§ Instruction
Determine which lines contain the word "chart", then copy those lines.

§ Data lines
=====
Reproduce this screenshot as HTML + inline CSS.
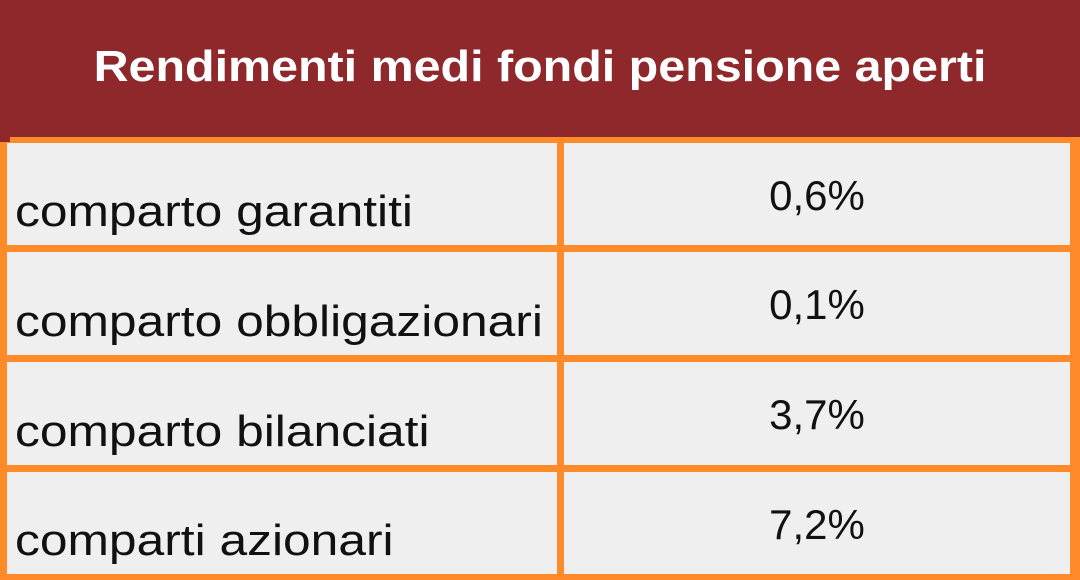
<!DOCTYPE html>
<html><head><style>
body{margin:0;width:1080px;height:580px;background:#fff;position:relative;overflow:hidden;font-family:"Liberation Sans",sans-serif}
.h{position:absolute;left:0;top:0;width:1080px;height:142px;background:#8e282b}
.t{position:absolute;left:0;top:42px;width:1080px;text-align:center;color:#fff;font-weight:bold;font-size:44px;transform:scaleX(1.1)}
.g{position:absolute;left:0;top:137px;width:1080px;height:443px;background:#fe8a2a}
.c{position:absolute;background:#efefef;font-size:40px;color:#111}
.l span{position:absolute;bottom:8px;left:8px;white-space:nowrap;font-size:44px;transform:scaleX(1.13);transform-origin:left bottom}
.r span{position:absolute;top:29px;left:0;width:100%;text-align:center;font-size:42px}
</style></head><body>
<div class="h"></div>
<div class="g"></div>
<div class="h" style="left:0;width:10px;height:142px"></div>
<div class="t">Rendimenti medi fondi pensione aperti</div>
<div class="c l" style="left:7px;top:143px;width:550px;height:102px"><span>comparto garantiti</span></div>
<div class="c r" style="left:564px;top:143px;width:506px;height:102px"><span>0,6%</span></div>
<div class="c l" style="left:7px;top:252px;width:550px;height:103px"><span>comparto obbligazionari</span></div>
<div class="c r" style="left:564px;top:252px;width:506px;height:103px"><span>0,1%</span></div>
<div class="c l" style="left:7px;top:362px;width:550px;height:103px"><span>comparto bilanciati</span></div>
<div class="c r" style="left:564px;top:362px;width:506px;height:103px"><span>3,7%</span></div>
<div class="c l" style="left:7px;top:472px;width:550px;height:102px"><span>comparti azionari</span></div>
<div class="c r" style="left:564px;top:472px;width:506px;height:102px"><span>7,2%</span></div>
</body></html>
=====
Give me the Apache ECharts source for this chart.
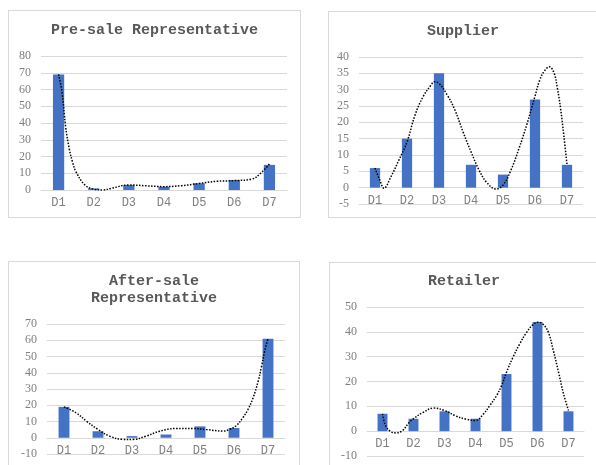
=====
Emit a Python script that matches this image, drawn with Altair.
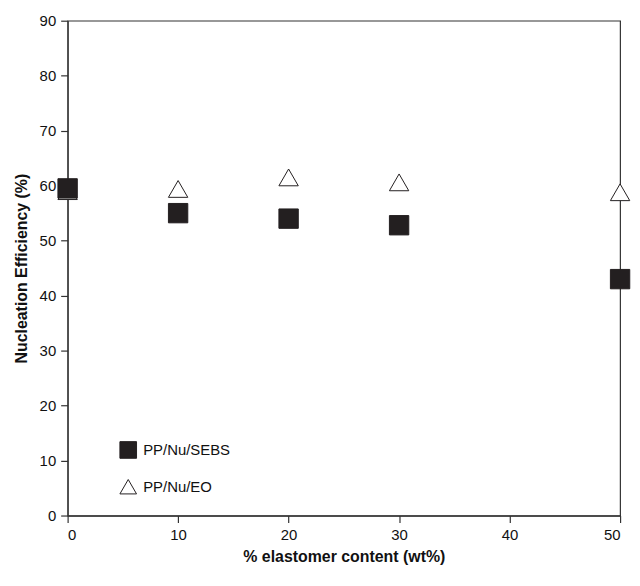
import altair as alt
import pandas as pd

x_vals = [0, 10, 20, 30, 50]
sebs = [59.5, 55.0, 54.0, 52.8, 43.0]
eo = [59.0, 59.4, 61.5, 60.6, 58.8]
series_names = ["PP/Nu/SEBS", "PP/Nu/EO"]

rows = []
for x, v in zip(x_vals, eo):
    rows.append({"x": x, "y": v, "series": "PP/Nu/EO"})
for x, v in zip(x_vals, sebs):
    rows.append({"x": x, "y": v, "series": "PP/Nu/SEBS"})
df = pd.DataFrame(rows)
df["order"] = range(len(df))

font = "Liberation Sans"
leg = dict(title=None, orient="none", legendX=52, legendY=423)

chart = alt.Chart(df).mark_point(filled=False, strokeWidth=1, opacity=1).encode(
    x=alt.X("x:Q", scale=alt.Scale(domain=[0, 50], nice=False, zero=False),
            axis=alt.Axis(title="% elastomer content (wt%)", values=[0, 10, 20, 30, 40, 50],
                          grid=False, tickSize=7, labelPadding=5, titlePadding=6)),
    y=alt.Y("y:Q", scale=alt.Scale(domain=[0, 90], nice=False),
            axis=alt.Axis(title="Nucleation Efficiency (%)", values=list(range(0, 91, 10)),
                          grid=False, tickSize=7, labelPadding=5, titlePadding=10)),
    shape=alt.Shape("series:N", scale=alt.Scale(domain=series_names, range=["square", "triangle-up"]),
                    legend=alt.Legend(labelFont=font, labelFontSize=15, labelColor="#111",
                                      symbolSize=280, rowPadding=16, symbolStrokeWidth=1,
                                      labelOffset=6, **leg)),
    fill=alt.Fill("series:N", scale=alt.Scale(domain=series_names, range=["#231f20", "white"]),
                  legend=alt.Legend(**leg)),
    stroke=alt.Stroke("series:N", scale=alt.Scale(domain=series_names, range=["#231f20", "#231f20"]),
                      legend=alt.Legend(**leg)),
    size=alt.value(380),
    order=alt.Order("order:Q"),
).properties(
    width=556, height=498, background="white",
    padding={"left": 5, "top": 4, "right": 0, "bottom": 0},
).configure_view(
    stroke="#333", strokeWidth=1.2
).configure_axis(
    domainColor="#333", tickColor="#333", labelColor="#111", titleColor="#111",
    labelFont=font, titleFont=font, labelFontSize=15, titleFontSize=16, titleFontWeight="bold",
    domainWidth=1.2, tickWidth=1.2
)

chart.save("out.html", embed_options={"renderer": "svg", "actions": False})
=====
§ Final result
Give me the Apache ECharts source for this chart.
chart = alt.Chart(df).mark_point(filled=False, strokeWidth=1, opacity=1).encode(
chart.save("out.html", embed_options={"renderer": "svg", "actions": False})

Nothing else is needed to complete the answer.